→ SUPPLIED MATERIAL:
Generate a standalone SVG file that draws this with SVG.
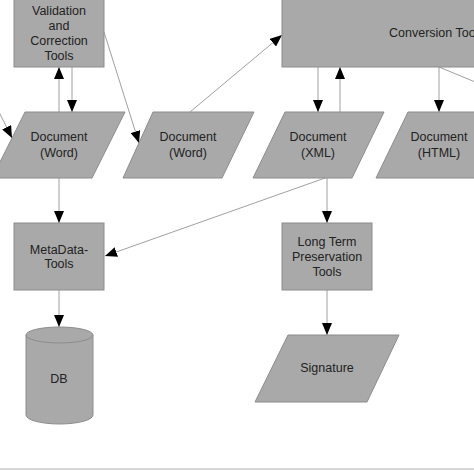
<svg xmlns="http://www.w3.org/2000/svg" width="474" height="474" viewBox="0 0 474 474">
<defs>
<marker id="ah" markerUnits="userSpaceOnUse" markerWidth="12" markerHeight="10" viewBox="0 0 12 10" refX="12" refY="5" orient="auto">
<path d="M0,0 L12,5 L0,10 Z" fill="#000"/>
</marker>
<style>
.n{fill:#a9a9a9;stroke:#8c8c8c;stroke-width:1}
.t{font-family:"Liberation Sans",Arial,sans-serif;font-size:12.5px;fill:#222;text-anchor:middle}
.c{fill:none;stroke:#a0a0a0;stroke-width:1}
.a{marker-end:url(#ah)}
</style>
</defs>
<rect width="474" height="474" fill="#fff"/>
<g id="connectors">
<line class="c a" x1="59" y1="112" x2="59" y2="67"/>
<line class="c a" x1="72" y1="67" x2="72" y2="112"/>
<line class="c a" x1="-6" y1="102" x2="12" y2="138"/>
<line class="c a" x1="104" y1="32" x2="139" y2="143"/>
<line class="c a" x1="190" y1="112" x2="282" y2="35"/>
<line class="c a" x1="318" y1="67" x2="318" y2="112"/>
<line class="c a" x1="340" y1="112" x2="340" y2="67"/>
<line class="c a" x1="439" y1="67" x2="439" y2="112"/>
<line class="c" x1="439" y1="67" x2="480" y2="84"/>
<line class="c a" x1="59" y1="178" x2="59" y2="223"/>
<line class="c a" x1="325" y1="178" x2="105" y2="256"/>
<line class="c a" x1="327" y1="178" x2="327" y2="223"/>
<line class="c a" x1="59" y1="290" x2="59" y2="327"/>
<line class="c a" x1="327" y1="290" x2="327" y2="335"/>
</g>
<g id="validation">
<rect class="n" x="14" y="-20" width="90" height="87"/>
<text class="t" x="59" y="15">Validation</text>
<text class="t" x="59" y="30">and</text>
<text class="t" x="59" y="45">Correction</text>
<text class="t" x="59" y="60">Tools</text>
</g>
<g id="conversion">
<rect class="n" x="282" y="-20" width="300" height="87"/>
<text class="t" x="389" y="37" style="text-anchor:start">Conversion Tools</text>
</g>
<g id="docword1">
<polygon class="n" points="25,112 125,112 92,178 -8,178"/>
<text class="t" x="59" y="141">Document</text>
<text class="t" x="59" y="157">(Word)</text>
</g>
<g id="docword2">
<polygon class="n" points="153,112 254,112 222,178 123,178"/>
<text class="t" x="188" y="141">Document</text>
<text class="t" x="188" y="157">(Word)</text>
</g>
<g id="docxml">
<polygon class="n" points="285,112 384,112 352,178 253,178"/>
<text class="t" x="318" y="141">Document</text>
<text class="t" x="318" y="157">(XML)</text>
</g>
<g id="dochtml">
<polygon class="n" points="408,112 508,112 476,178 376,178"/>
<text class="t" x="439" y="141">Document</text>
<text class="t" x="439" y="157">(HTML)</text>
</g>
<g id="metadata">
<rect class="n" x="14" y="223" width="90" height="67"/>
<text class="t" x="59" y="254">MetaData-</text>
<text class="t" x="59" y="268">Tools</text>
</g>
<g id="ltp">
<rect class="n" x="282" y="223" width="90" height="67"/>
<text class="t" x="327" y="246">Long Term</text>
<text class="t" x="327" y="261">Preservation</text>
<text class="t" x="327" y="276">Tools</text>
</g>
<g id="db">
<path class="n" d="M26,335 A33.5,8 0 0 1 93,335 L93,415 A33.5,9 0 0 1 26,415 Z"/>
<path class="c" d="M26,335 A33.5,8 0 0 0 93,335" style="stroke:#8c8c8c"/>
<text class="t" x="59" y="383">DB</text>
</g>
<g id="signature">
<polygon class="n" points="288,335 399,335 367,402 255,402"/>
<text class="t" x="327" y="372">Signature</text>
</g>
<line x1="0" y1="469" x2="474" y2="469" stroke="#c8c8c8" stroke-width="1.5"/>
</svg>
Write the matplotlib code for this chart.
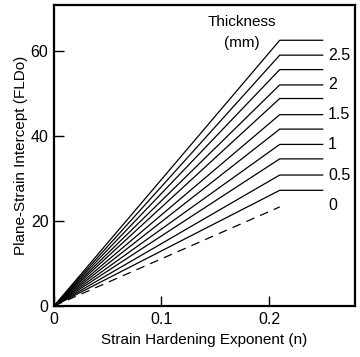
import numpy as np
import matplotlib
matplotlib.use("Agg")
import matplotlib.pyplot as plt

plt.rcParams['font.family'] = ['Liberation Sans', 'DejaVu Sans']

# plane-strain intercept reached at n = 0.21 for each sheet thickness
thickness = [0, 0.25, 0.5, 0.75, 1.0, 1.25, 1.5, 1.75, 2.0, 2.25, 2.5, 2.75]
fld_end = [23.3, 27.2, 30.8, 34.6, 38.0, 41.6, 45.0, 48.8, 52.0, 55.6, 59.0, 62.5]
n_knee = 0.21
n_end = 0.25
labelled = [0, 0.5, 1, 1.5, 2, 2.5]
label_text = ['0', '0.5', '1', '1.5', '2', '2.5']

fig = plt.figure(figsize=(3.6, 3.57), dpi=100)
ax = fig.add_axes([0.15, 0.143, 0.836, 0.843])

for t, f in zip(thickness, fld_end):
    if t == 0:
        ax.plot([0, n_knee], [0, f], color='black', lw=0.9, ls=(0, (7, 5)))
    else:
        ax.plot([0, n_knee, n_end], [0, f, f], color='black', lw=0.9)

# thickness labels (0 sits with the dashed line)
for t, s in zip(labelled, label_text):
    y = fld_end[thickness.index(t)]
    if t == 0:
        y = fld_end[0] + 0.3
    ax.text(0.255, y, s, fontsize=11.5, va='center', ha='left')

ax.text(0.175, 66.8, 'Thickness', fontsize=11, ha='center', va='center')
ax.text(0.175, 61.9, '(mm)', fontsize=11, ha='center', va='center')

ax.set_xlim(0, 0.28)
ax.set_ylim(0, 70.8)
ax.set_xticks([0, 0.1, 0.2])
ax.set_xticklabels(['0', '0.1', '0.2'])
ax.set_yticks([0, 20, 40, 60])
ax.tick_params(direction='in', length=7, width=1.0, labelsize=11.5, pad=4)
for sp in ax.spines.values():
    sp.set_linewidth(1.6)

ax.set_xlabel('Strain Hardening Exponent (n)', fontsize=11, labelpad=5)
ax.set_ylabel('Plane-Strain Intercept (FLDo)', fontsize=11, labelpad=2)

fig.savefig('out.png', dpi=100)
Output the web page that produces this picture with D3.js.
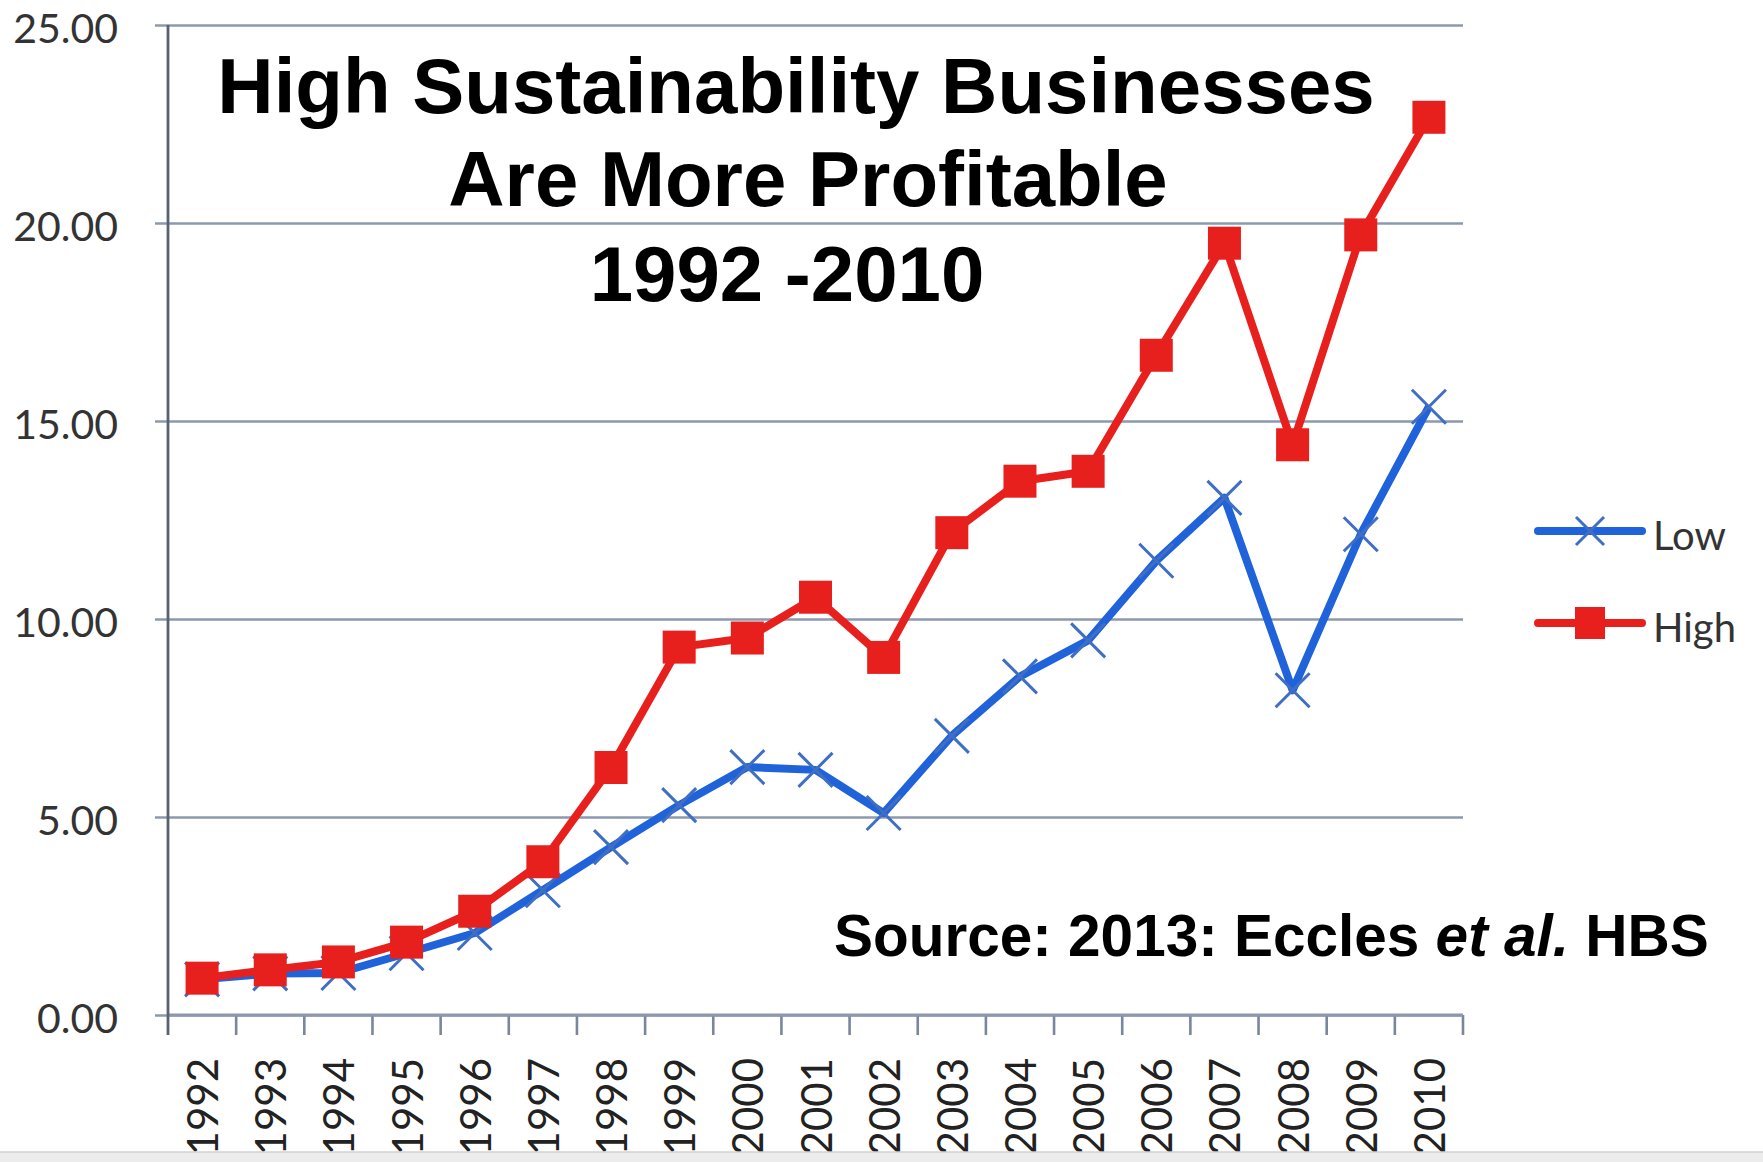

→ WORK TO BE COMPLETED: Extract, without any images, the part of the material above that opens with the line containing "Write the matplotlib code for this chart." and closes with the line containing "ax = fig.add_axes([0.15, 0.143, 0.836, 0.843])", both lines included.

→ COMPLETE ANSWER:
Write the matplotlib code for this chart.
import numpy as np
import matplotlib
matplotlib.use("Agg")
import matplotlib.pyplot as plt

plt.rcParams['font.family'] = ['Liberation Sans', 'DejaVu Sans']

# plane-strain intercept reached at n = 0.21 for each sheet thickness
thickness = [0, 0.25, 0.5, 0.75, 1.0, 1.25, 1.5, 1.75, 2.0, 2.25, 2.5, 2.75]
fld_end = [23.3, 27.2, 30.8, 34.6, 38.0, 41.6, 45.0, 48.8, 52.0, 55.6, 59.0, 62.5]
n_knee = 0.21
n_end = 0.25
labelled = [0, 0.5, 1, 1.5, 2, 2.5]
label_text = ['0', '0.5', '1', '1.5', '2', '2.5']

fig = plt.figure(figsize=(3.6, 3.57), dpi=100)
ax = fig.add_axes([0.15, 0.143, 0.836, 0.843])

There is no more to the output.